— begin Dataset records —

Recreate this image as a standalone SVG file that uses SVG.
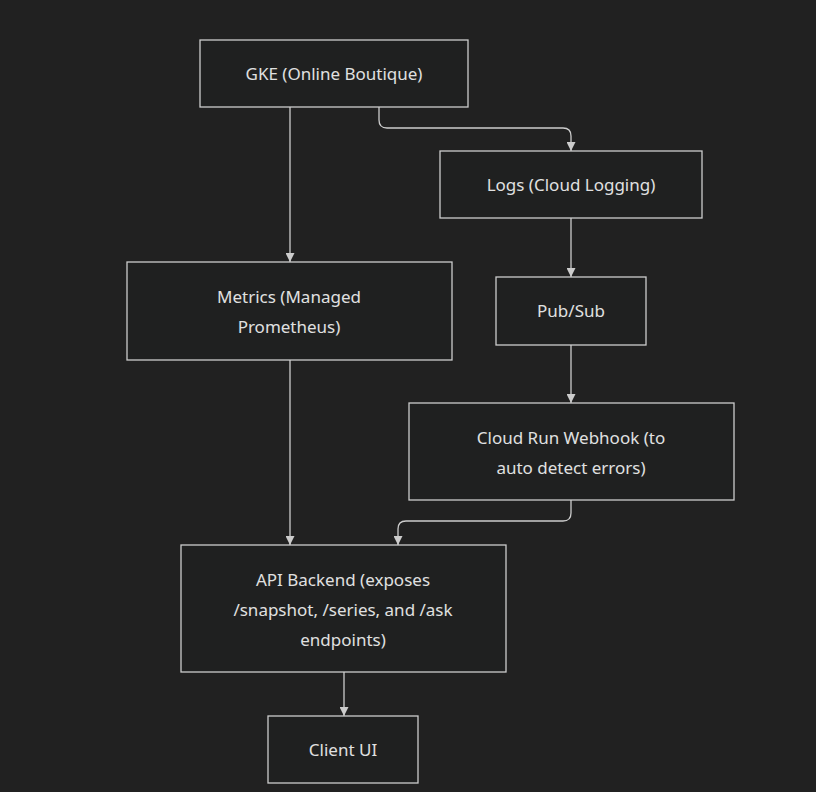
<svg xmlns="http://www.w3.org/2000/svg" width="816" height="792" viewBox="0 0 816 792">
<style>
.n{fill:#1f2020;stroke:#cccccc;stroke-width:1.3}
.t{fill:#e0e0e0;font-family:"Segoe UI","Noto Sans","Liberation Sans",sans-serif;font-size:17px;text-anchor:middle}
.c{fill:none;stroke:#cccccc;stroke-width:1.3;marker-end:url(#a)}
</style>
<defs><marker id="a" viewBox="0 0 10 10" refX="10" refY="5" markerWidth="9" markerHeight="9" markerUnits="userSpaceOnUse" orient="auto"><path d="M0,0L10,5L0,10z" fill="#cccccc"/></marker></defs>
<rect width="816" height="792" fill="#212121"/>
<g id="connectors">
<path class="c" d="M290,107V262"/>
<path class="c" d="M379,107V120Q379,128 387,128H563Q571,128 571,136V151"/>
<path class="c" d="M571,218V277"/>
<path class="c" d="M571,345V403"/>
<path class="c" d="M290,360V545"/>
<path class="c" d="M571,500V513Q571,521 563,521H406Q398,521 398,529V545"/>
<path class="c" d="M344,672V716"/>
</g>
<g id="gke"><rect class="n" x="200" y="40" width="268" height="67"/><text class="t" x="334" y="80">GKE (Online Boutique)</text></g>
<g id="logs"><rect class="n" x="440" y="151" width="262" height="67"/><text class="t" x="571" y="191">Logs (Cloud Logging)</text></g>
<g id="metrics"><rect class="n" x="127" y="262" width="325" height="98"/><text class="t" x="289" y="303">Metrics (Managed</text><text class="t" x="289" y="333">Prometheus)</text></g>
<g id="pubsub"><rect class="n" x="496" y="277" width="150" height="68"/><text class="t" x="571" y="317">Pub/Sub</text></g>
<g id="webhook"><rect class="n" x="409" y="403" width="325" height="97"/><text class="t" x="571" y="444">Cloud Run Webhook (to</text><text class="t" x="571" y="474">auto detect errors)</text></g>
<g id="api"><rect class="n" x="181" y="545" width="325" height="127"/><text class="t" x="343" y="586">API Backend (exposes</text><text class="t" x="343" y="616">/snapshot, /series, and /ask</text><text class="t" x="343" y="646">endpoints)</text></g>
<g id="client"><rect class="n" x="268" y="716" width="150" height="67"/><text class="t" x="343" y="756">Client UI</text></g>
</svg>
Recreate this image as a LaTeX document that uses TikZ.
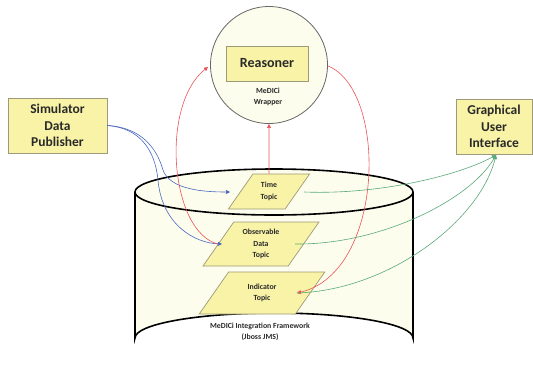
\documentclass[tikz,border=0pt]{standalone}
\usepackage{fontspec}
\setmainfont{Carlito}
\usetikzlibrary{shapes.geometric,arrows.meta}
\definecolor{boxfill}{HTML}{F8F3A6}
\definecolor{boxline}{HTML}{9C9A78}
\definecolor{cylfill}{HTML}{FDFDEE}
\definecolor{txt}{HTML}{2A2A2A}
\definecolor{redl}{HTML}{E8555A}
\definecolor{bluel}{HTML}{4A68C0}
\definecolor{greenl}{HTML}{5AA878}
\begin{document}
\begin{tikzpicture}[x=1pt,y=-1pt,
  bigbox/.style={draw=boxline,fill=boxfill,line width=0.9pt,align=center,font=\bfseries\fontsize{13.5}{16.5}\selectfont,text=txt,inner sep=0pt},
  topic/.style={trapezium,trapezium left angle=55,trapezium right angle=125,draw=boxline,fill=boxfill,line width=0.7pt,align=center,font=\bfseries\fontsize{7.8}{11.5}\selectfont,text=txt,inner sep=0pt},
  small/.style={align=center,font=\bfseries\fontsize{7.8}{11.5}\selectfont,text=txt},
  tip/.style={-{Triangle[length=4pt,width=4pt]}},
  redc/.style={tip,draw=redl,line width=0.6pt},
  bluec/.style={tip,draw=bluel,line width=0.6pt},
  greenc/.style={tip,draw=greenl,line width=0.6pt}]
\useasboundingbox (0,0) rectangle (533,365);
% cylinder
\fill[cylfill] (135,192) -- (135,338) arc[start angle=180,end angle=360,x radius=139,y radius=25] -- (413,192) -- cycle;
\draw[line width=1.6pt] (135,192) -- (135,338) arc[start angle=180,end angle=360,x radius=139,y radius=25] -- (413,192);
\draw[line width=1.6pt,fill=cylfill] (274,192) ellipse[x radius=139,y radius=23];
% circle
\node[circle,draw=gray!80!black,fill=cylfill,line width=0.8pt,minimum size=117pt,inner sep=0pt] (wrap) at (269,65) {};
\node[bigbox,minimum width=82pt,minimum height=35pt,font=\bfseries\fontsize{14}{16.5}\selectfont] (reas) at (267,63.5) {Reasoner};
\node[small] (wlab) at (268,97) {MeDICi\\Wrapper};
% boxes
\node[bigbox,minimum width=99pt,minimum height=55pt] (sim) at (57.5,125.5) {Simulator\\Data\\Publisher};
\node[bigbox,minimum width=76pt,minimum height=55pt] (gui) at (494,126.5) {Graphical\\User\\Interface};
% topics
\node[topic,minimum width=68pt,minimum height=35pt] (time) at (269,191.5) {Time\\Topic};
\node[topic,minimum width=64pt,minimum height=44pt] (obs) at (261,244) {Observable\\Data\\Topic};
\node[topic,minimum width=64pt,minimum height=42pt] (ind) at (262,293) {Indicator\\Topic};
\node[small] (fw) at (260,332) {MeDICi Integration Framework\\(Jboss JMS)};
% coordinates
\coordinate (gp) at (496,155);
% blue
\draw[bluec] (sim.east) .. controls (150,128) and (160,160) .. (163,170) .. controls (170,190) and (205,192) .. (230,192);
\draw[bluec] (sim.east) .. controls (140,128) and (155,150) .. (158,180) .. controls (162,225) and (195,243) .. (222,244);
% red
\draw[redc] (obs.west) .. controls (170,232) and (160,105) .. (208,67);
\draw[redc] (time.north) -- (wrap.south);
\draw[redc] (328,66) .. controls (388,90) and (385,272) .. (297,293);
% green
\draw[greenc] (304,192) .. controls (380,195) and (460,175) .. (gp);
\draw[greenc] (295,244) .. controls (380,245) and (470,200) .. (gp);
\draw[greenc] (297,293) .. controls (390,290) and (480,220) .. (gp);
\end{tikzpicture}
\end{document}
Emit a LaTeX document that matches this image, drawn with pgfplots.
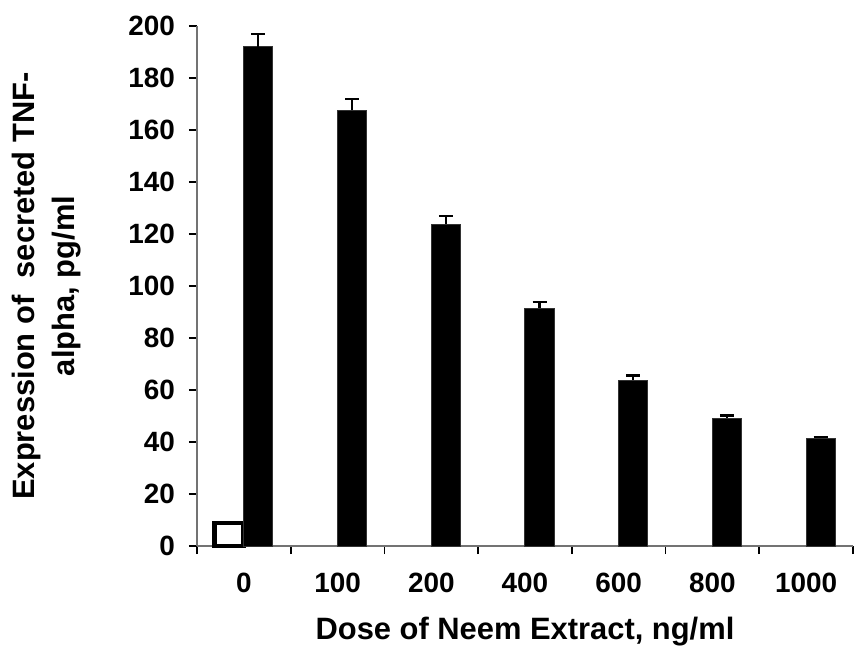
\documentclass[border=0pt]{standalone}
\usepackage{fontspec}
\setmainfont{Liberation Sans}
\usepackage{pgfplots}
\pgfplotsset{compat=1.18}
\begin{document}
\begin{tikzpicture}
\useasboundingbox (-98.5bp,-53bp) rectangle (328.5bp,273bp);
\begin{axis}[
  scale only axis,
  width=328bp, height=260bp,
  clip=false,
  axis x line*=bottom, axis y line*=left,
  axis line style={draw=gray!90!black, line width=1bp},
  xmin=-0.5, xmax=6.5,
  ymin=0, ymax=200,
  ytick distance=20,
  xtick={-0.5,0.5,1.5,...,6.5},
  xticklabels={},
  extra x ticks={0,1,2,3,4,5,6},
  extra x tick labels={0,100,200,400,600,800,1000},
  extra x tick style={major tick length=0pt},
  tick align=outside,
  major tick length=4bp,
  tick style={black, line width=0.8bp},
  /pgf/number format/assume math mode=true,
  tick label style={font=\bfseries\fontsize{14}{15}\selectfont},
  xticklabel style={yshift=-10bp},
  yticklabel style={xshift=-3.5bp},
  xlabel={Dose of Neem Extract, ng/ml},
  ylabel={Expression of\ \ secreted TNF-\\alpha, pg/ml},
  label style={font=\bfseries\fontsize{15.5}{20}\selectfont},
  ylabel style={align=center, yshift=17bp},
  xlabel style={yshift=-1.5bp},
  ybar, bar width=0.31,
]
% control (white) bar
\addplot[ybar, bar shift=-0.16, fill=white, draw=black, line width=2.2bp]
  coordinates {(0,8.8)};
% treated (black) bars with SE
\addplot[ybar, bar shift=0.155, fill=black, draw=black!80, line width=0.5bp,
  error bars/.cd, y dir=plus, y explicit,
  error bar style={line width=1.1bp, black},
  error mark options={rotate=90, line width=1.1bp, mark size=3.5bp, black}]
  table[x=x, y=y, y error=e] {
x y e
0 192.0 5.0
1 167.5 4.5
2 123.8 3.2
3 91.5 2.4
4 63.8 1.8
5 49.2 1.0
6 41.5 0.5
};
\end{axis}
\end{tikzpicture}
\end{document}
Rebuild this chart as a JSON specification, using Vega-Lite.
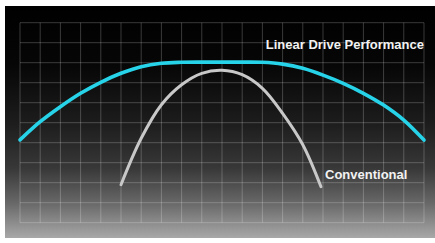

— end Dataset records —

> Job: Copy out each line of the records where the string "Recreate" appears.

> Result of this exercise:
Recreate this image as a standalone SVG file that uses SVG.
Recreate this image as a LaTeX document that uses TikZ.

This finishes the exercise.